Viggo Mortensen is determined to protect wife Maria Bello and their family in David Cronenberg’s A HISTORY OF VIOLENCE
WAVERLY MIDNIGHTS: A HISTORY OF VIOLENCE (David Cronenberg, 2005)
IFC Center
323 Sixth Ave. at West Third St.
Friday, February 6, and Saturday, February 7, 12 midnight
Series runs through February 21
212-924-7771
www.ifccenter.com
www.historyofviolence.com
Director David Cronenberg just might have made the best film of his career with the brilliant A History of Violence. Set to the marvelously tense music of Howard Shore — which threatens to explode at any moment — the film stars Viggo Mortensen as Tom Stall, a quiet, calm family man who runs a local diner in a small town in Indiana. Stall reluctantly becomes the town hero (and media darling) after a dangerous, bloody incident in his diner, which leads to the arrival of Carl Fogaty (the excellent Ed Harris), an East Coast mob kingpin who insists that Tom is actually Joey Cusack, a former Mafia goon who is in witness protection. As Fogaty and his men harass Tom and his family (wife Maria Bello and kids Ashton Holmes and Heidi Hayes), Stall desperately fights to protect his simple, happy life.
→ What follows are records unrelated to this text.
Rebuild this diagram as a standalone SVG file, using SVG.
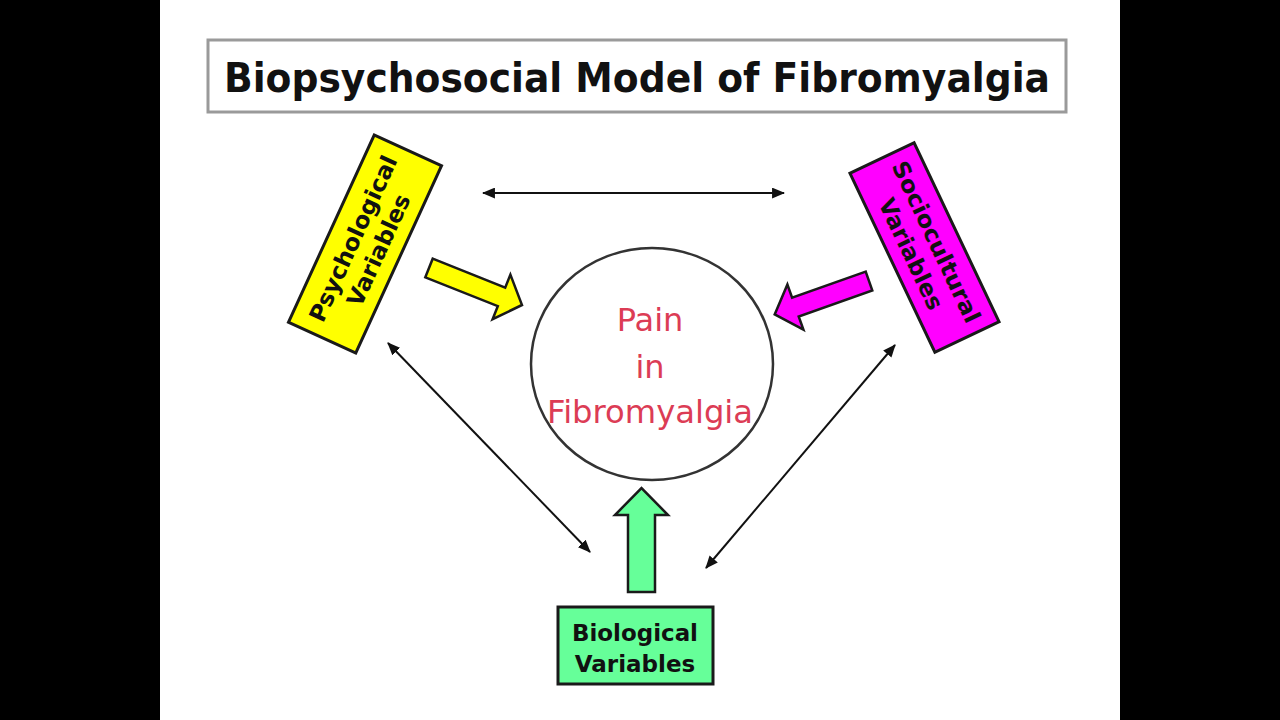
<svg xmlns="http://www.w3.org/2000/svg" width="1280" height="720" viewBox="0 0 1280 720">
<style>
.bold{font-family:"DejaVu Sans","Verdana","Liberation Sans",sans-serif;font-weight:bold;fill:#111}
.lbl{font-size:23px;text-anchor:middle}
.pain{font-family:"DejaVu Sans","Verdana","Liberation Sans",sans-serif;font-size:32px;fill:#DC3C55;text-anchor:middle}
.box{stroke:#1a1a1a;stroke-width:3}
.conn{stroke:#111;stroke-width:2;fill:none;marker-start:url(#ah);marker-end:url(#ah)}
.blk{stroke:#1a1a1a;stroke-width:2.5;stroke-linejoin:miter}
</style>
<defs>
<marker id="ah" viewBox="0 0 12 10" refX="11" refY="5" markerWidth="13" markerHeight="11" markerUnits="userSpaceOnUse" orient="auto-start-reverse">
<path d="M0,0 L12,5 L0,10 Z" fill="#111"/>
</marker>
</defs>
<rect x="0" y="0" width="1280" height="720" fill="#000"/>
<rect x="160" y="0" width="960" height="720" fill="#fff"/>

<g id="title">
<rect x="208" y="40" width="858" height="72" fill="#fff" stroke="#9a9a9a" stroke-width="3"/>
<text class="bold" x="637" y="92" font-size="40" text-anchor="middle" textLength="826" lengthAdjust="spacingAndGlyphs">Biopsychosocial Model of Fibromyalgia</text>
</g>

<g id="connectors">
<line class="conn" x1="483" y1="193" x2="784" y2="193"/>
<line class="conn" x1="388" y1="343" x2="590" y2="552"/>
<line class="conn" x1="895" y1="345" x2="706" y2="568"/>
</g>

<g id="psychological">
<g transform="translate(365,244) rotate(-65.4)">
<rect class="box" x="-103" y="-37" width="206" height="74" fill="#FFFF00"/>
<text class="bold lbl" x="0" y="-5" textLength="180" lengthAdjust="spacingAndGlyphs">Psychological</text>
<text class="bold lbl" x="0" y="23">Variables</text>
</g>
</g>

<g id="sociocultural">
<g transform="translate(924.5,247.5) rotate(64.6)">
<rect class="box" x="-99" y="-35.5" width="198" height="71" fill="#FF00FF"/>
<text class="bold lbl" x="0" y="-5" textLength="176" lengthAdjust="spacingAndGlyphs" fill="#1a1030">Sociocultural</text>
<text class="bold lbl" x="0" y="23" fill="#1a1030">Variables</text>
</g>
</g>

<g id="biological">
<rect class="box" x="558" y="607" width="155" height="77" fill="#66FF99"/>
<text class="bold lbl" x="635" y="641" textLength="126" lengthAdjust="spacingAndGlyphs">Biological</text>
<text class="bold lbl" x="635" y="672">Variables</text>
</g>

<g id="pain">
<ellipse cx="652" cy="364" rx="121" ry="116" fill="#fff" stroke="#333" stroke-width="2.5"/>
<text class="pain" x="650" y="331">Pain</text>
<text class="pain" x="650" y="378">in</text>
<text class="pain" x="650" y="423" textLength="206" lengthAdjust="spacingAndGlyphs">Fibromyalgia</text>
</g>

<g id="arrow-psych">
<polygon class="blk" fill="#FFFF00" points="432.7,258.7 505.2,287.6 510.4,274.6 522,305 492.6,319.2 497.8,306.2 425.3,277.3"/>
</g>
<g id="arrow-socio">
<polygon class="blk" fill="#FF00FF" points="865.7,271.6 792.1,297.7 787.4,284.5 774.7,314.4 803.4,329.7 798.7,316.5 872.3,290.4"/>
</g>
<g id="arrow-bio">
<polygon class="blk" fill="#66FF99" points="628,592 628,515 615,515 641.5,488 668,515 655,515 655,592"/>
</g>
</svg>
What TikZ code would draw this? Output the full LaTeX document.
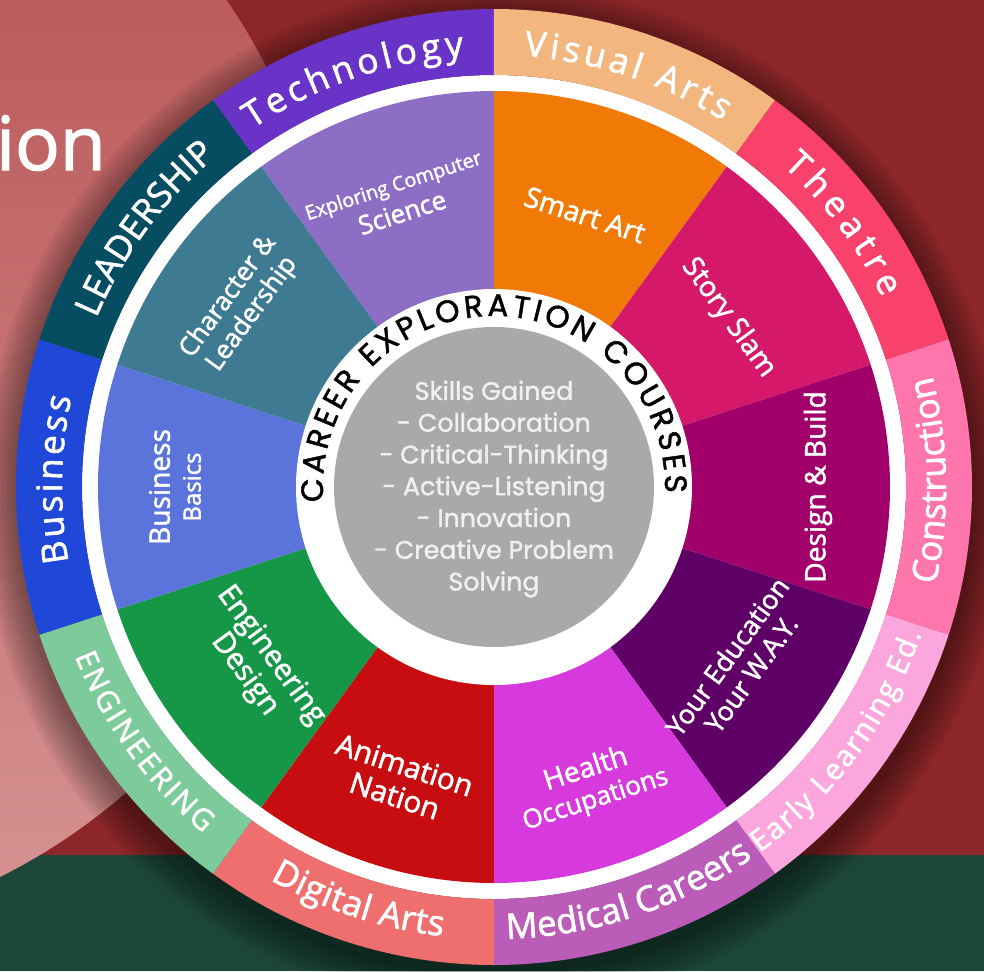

William Hurt excels in a small role near the end of the film. A History of Violence is as suspenseful as they come, a simmering masterpiece that blows up the American dream. The film is loosely based on the graphic novel by John Wagner and Vince Locke, but as Cronenberg explained at the 2005 San Diego Comic-Con, he didn’t even know the book existed until the production was well under way, and Josh Olson’s outstanding screenplay ultimately veers far away from its source. A History of Violence is screening February 6 & 7 as part of the IFC Center’s Waverly Midnights “Cronenberg” series, which continues February 13-15 with Eastern Promises before concluding February 20-21 with Cosmopolis.